Leave the pictures out, and retype all of the material exactly as written.

Start of RECORDED DATA

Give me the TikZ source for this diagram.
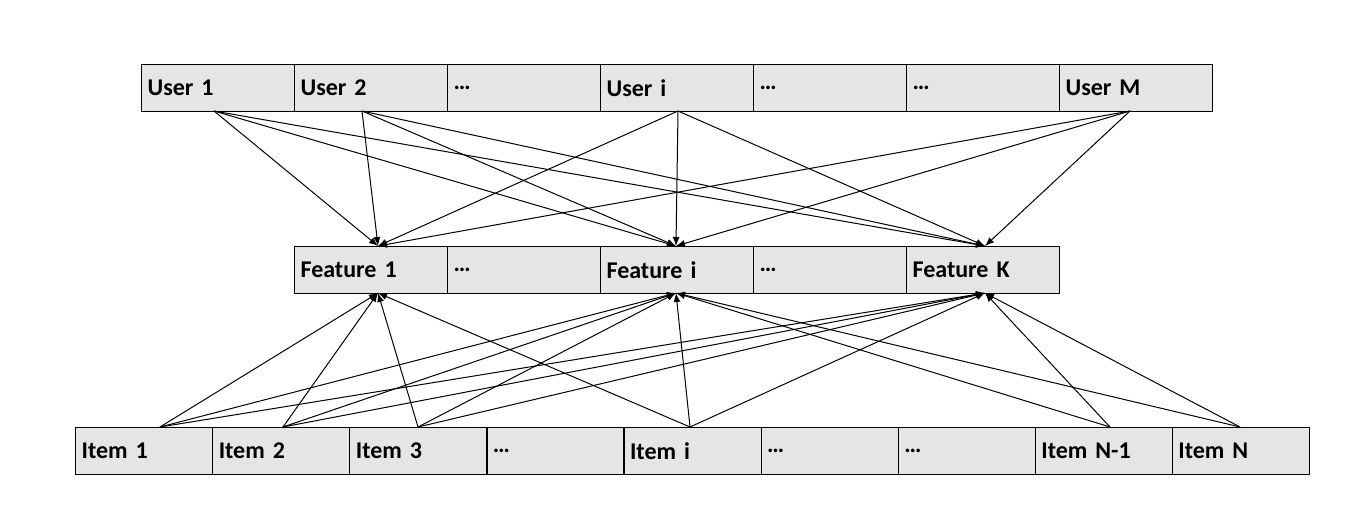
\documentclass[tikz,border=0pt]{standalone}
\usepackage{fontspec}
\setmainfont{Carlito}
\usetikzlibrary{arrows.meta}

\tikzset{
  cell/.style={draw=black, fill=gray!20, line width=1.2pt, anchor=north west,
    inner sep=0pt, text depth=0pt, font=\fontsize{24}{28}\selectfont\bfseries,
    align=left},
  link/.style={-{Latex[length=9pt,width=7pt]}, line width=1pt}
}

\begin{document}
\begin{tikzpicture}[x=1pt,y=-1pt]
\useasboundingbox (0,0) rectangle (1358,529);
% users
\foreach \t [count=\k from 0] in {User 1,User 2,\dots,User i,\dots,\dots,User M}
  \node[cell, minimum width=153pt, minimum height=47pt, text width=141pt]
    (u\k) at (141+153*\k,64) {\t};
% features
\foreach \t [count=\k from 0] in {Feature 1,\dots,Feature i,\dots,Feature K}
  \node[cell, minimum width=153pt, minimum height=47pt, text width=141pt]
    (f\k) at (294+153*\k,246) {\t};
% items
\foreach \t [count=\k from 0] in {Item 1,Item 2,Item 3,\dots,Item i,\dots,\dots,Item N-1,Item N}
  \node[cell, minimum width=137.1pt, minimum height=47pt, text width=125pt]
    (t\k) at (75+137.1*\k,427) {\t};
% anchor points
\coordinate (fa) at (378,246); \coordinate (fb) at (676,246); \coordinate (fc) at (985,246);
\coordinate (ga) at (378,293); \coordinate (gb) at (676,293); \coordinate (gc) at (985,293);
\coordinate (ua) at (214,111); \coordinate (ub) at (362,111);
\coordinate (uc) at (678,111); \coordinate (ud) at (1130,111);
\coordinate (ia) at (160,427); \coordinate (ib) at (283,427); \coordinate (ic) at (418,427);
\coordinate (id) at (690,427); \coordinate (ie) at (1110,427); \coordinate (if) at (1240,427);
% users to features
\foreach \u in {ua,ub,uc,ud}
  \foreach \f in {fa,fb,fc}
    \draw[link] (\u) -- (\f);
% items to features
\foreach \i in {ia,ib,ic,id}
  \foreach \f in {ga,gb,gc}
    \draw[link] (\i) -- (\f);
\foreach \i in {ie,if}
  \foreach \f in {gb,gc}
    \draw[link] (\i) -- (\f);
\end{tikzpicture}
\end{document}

End of RECORDED DATA

→ ANSWER TO THE TASK:
Give me the TikZ source for this diagram.
\documentclass[tikz,border=0pt]{standalone}
\usepackage{fontspec}
\setmainfont{Carlito}
\usetikzlibrary{arrows.meta}

\tikzset{
  cell/.style={draw=black, fill=gray!20, line width=1.2pt, anchor=north west,
    inner sep=0pt, text depth=0pt, font=\fontsize{24}{28}\selectfont\bfseries,
    align=left},
  link/.style={-{Latex[length=9pt,width=7pt]}, line width=1pt}
}

\begin{document}
\begin{tikzpicture}[x=1pt,y=-1pt]
\useasboundingbox (0,0) rectangle (1358,529);
% users
\foreach \t [count=\k from 0] in {User 1,User 2,\dots,User i,\dots,\dots,User M}
  \node[cell, minimum width=153pt, minimum height=47pt, text width=141pt]
    (u\k) at (141+153*\k,64) {\t};
% features
\foreach \t [count=\k from 0] in {Feature 1,\dots,Feature i,\dots,Feature K}
  \node[cell, minimum width=153pt, minimum height=47pt, text width=141pt]
    (f\k) at (294+153*\k,246) {\t};
% items
\foreach \t [count=\k from 0] in {Item 1,Item 2,Item 3,\dots,Item i,\dots,\dots,Item N-1,Item N}
  \node[cell, minimum width=137.1pt, minimum height=47pt, text width=125pt]
    (t\k) at (75+137.1*\k,427) {\t};
% anchor points
\coordinate (fa) at (378,246); \coordinate (fb) at (676,246); \coordinate (fc) at (985,246);
\coordinate (ga) at (378,293); \coordinate (gb) at (676,293); \coordinate (gc) at (985,293);
\coordinate (ua) at (214,111); \coordinate (ub) at (362,111);
\coordinate (uc) at (678,111); \coordinate (ud) at (1130,111);
\coordinate (ia) at (160,427); \coordinate (ib) at (283,427); \coordinate (ic) at (418,427);
\coordinate (id) at (690,427); \coordinate (ie) at (1110,427); \coordinate (if) at (1240,427);
% users to features
\foreach \u in {ua,ub,uc,ud}
  \foreach \f in {fa,fb,fc}
    \draw[link] (\u) -- (\f);
% items to features
\foreach \i in {ia,ib,ic,id}
  \foreach \f in {ga,gb,gc}
    \draw[link] (\i) -- (\f);
\foreach \i in {ie,if}
  \foreach \f in {gb,gc}
    \draw[link] (\i) -- (\f);
\end{tikzpicture}
\end{document}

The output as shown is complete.